Yes, that is a bunch of jumbled thoughts. I have been unsteady recently and it is no good. Nope. I have stayed on top of my work, well, not entirely. I have been managing my work at least. I need to improve that because this past month was not a good month work wise. Thankfully, of the nine months I've worked at LUO this has been the only month I can say it was rough. I know I can improve. I basically just need to be sure to go back to my normal level of work load. I have stayed on top of my homework. True, next week and probably the following week will not be very pleasant as I will have another class to add to my work load. Matthew will have three classes going at once. This doesn't seem like a lot, but we are both working full time and rarely see each other since we work opposite schedules. It is draining. But so far, I have managed to stay on top of my school work and I am getting a 98% in my class right now. Yet, I feel like I'm failing. Why? I haven't been very good about spending time with my friends. When I am tired I stay home. When I have homework to do I stay home. When I miss my husband and he has the night off I stay home. I miss my friends. I did get to talk to Abby today. That did my heart good. I probably will feel better when my parents get back in the States so I can have a good long talk on the phone with my mom. I want them to come back to visit. They just came. Literally. Living far away from home stinks.

Being a girl and organizing all these messy emotions is zero fun. Zero. I'm having a bad streak. At least it hasn't been a hateful streak. Just a cry at the drop of a pin streak. Boo hoo. I'm probably just being a big baby, like usual. I need to grow up and get a positive attitude. It will come. It always does. This is just a valley, for no good reason. That's why it bothers me so much. No good reason at all.

I feel like I need to go on an inspirational trip. Not just a vacation, that is the easy way out. Something that will stretch me to my limits and make me realize my blessings. Something that will motivate me. Possibly a missions trip. I haven't been on a missions trip is a good long while. Possibly some kind of human service trip to a disaster area. I kind of think a week of solitude with my Bible and my journal would do me good. I've always wanted to do one of those monk-camp things. I'm not sure what they are. The kind that Lucy went on in 7th Heaven. I only remember part of that episode. I didn't watch that show too much. But I wanted to go on one of those things when I was in high school but my parents said no. Maybe it would be helpful?
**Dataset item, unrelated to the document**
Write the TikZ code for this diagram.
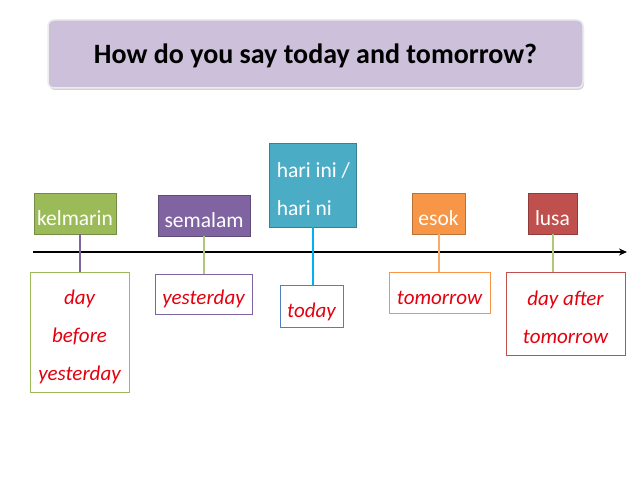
\documentclass[tikz,border=0pt]{standalone}
\usepackage{fontspec}
\setmainfont{Carlito}
\usetikzlibrary{shadows,arrows.meta}
\definecolor{titlefill}{HTML}{CCC0DA}
\definecolor{cgreen}{HTML}{9BBB59}
\definecolor{cpurple}{HTML}{8064A2}
\definecolor{cteal}{HTML}{4BACC6}
\definecolor{cblue}{HTML}{4F81BD}
\definecolor{csky}{HTML}{00B0F0}
\definecolor{corange}{HTML}{F79646}
\definecolor{cred}{HTML}{C0504D}
\definecolor{tred}{HTML}{E3000F}
\tikzset{
  term/.style={rectangle, draw=#1!75!black, fill=#1, line width=0.8pt, inner sep=0pt},
  termtext/.style={text=white, font=\fontsize{21.5}{38}\selectfont, inner sep=0pt},
  meaning/.style={rectangle, draw=#1, line width=0.9pt, fill=white, inner sep=0pt},
  meaningtext/.style={text=tred, font=\fontsize{21}{38}\selectfont\itshape, inner sep=0pt, align=center},
  stem/.style={line width=2pt, draw=#1}
}
\begin{document}
\begin{tikzpicture}[x=1pt,y=-1pt]
\useasboundingbox (0,0) rectangle (638,478);
\fill[white] (0,0) rectangle (638,478);
% title
\node[rectangle, rounded corners=6pt, fill=titlefill, draw=white!85!gray, line width=1.5pt,
  drop shadow={shadow xshift=1pt, shadow yshift=-2pt, opacity=0.35},
  minimum width=535pt, minimum height=68pt] (title) at (315.5,54) {};
\node[font=\fontsize{28}{32}\selectfont\bfseries, inner sep=0pt] (titletext) at ([yshift=-2pt]title.center) {How do you say today and tomorrow?};
% timeline
\coordinate (tl0) at (33,252);
\coordinate (tl1) at (627,252);
\draw[line width=1.6pt, -{Stealth[length=8pt,width=7pt]}] (tl0) -- (tl1);
% upper terms
\node[term=cgreen, minimum width=82pt, minimum height=41pt] (kel) at (75,213.5) {};
\node[termtext] (kelt) at ([yshift=-5pt]kel.center) {kelmarin};
\node[term=cpurple, minimum width=92pt, minimum height=41pt] (sem) at (204,215.5) {};
\node[termtext] (semt) at ([yshift=-5pt]sem.center) {semalam};
\node[term=cteal, minimum width=87pt, minimum height=84pt] (hari) at (312.5,185) {};
\node[termtext, align=left, anchor=west] (harit) at ([xshift=8pt,yshift=-4pt]hari.west) {hari ini /\\hari ni};
\node[term=corange, minimum width=53pt, minimum height=41pt] (esok) at (438.5,213.5) {};
\node[termtext] (esokt) at ([yshift=-5pt]esok.center) {esok};
\node[term=cred, minimum width=49pt, minimum height=41pt] (lusa) at (552.5,213.5) {};
\node[termtext] (lusat) at ([yshift=-5pt]lusa.center) {lusa};
% lower meanings
\node[meaning=cgreen, minimum width=99pt, minimum height=120pt] (m1) at (79.5,332) {};
\node[meaningtext] (m1t) at ([yshift=-5pt]m1.center) {day\\before\\yesterday};
\node[meaning=cpurple, minimum width=97pt, minimum height=40pt] (m2) at (203.5,294) {};
\node[meaningtext] (m2t) at ([yshift=-5pt]m2.center) {yesterday};
\node[meaning=cblue, minimum width=63pt, minimum height=42pt] (m3) at (311.5,306) {};
\node[meaningtext] (m3t) at ([yshift=-6pt]m3.center) {today};
\node[meaning=corange, minimum width=101pt, minimum height=41pt] (m4) at (439.5,292.5) {};
\node[meaningtext] (m4t) at ([yshift=-5pt]m4.center) {tomorrow};
\node[meaning=cred, minimum width=119pt, minimum height=83pt] (m5) at (565.5,313.5) {};
\node[meaningtext] (m5t) at ([yshift=-4pt]m5.center) {day after\\tomorrow};
% stems
\draw[stem=cpurple] (kel.south -| m1.north) -- (m1.north);
\draw[stem=cgreen!80!white] (m2.north |- sem.south) -- (m2.north);
\draw[stem=csky] (hari.south) -- (hari.south |- m3.north);
\draw[stem=corange!80!white] (esok.south) -- (esok.south |- m4.north);
\draw[stem=cgreen!80!white] (lusa.south) -- (lusa.south |- m5.north);
\end{tikzpicture}
\end{document}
Probably (hopefully) after another week of moping around I will straighten up. I just feel very sad now. My husband working evenings and not getting home until after I should be in bed doesn't help. Either I go to bed and don't see him at all. Or I stay up to see him and then have a horrible day at work because I'm so tired.

Life is never easy.

On a brighter note, I was able to defend my faith today. What I said made sense and wasn't just a matter of words that came to the conclusion of "because the Bible says so... and I believe it... so it must be true!" No, it actually made logical sense and wasn't just some pat Christian-ese answer. I tend to get emotional in religious discussions and end up not making good sense. I definitely had the other party thinking. Hopefully more good discussions to follow.